**DATA EXTRACT**.
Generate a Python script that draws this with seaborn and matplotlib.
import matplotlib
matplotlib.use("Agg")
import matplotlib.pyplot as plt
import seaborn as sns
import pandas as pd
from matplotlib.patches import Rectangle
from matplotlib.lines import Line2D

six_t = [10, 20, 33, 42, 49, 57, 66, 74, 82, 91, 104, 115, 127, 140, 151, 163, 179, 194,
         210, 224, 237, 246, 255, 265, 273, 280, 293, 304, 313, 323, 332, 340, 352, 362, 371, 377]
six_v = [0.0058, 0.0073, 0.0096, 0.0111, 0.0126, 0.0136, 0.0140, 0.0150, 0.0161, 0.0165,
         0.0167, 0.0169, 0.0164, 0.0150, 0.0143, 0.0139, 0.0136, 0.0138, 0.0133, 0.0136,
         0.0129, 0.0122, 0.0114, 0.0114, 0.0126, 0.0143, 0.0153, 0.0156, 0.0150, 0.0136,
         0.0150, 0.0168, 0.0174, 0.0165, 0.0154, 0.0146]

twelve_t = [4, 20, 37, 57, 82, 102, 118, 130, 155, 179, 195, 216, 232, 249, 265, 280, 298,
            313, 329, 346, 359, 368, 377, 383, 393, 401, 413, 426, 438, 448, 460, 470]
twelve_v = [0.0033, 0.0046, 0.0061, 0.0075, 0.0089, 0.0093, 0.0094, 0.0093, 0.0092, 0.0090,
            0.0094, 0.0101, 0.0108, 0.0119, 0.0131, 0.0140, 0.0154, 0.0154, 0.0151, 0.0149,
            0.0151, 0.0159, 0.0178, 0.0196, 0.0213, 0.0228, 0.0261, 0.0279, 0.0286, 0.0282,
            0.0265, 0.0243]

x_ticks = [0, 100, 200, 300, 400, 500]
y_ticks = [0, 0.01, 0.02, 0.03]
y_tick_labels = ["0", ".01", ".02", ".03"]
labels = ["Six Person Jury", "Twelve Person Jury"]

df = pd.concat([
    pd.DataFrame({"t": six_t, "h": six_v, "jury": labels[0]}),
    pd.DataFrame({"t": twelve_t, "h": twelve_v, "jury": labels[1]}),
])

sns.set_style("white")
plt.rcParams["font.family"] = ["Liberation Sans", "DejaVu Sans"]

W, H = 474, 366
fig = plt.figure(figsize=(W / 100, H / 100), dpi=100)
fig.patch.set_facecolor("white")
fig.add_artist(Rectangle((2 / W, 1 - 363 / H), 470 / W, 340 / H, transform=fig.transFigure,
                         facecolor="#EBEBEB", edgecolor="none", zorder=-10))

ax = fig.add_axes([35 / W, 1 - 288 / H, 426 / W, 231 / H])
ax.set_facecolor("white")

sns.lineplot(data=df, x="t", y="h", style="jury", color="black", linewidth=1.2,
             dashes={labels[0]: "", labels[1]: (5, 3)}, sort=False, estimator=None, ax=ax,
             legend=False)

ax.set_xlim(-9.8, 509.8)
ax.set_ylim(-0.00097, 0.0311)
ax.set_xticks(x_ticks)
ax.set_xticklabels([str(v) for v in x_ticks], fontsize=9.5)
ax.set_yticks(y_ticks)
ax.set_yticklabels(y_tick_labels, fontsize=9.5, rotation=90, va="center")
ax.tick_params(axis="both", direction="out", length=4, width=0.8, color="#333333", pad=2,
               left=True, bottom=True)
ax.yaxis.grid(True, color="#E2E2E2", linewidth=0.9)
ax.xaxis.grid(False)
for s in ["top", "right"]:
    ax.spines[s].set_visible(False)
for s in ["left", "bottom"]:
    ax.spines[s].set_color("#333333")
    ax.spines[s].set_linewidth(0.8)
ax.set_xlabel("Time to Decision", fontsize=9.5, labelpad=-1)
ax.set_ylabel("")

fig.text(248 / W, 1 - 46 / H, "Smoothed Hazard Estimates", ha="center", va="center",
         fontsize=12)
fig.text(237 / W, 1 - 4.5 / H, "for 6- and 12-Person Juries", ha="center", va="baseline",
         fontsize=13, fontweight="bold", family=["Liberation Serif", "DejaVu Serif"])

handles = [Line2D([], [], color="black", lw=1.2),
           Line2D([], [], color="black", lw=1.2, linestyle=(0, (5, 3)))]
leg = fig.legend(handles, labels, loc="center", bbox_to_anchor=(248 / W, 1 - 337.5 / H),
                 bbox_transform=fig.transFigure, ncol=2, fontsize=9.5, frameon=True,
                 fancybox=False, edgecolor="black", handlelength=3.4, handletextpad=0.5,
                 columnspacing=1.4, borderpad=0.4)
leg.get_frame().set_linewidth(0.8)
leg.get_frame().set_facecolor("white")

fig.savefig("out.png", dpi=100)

**YOUR OBJECTIVE**.
Print, unaltered, every line from the beginning of the material down to the line with "0.0265, 0.0243]".

**FINAL RESULT**.
Generate a Python script that draws this with seaborn and matplotlib.
import matplotlib
matplotlib.use("Agg")
import matplotlib.pyplot as plt
import seaborn as sns
import pandas as pd
from matplotlib.patches import Rectangle
from matplotlib.lines import Line2D

six_t = [10, 20, 33, 42, 49, 57, 66, 74, 82, 91, 104, 115, 127, 140, 151, 163, 179, 194,
         210, 224, 237, 246, 255, 265, 273, 280, 293, 304, 313, 323, 332, 340, 352, 362, 371, 377]
six_v = [0.0058, 0.0073, 0.0096, 0.0111, 0.0126, 0.0136, 0.0140, 0.0150, 0.0161, 0.0165,
         0.0167, 0.0169, 0.0164, 0.0150, 0.0143, 0.0139, 0.0136, 0.0138, 0.0133, 0.0136,
         0.0129, 0.0122, 0.0114, 0.0114, 0.0126, 0.0143, 0.0153, 0.0156, 0.0150, 0.0136,
         0.0150, 0.0168, 0.0174, 0.0165, 0.0154, 0.0146]

twelve_t = [4, 20, 37, 57, 82, 102, 118, 130, 155, 179, 195, 216, 232, 249, 265, 280, 298,
            313, 329, 346, 359, 368, 377, 383, 393, 401, 413, 426, 438, 448, 460, 470]
twelve_v = [0.0033, 0.0046, 0.0061, 0.0075, 0.0089, 0.0093, 0.0094, 0.0093, 0.0092, 0.0090,
            0.0094, 0.0101, 0.0108, 0.0119, 0.0131, 0.0140, 0.0154, 0.0154, 0.0151, 0.0149,
            0.0151, 0.0159, 0.0178, 0.0196, 0.0213, 0.0228, 0.0261, 0.0279, 0.0286, 0.0282,
            0.0265, 0.0243]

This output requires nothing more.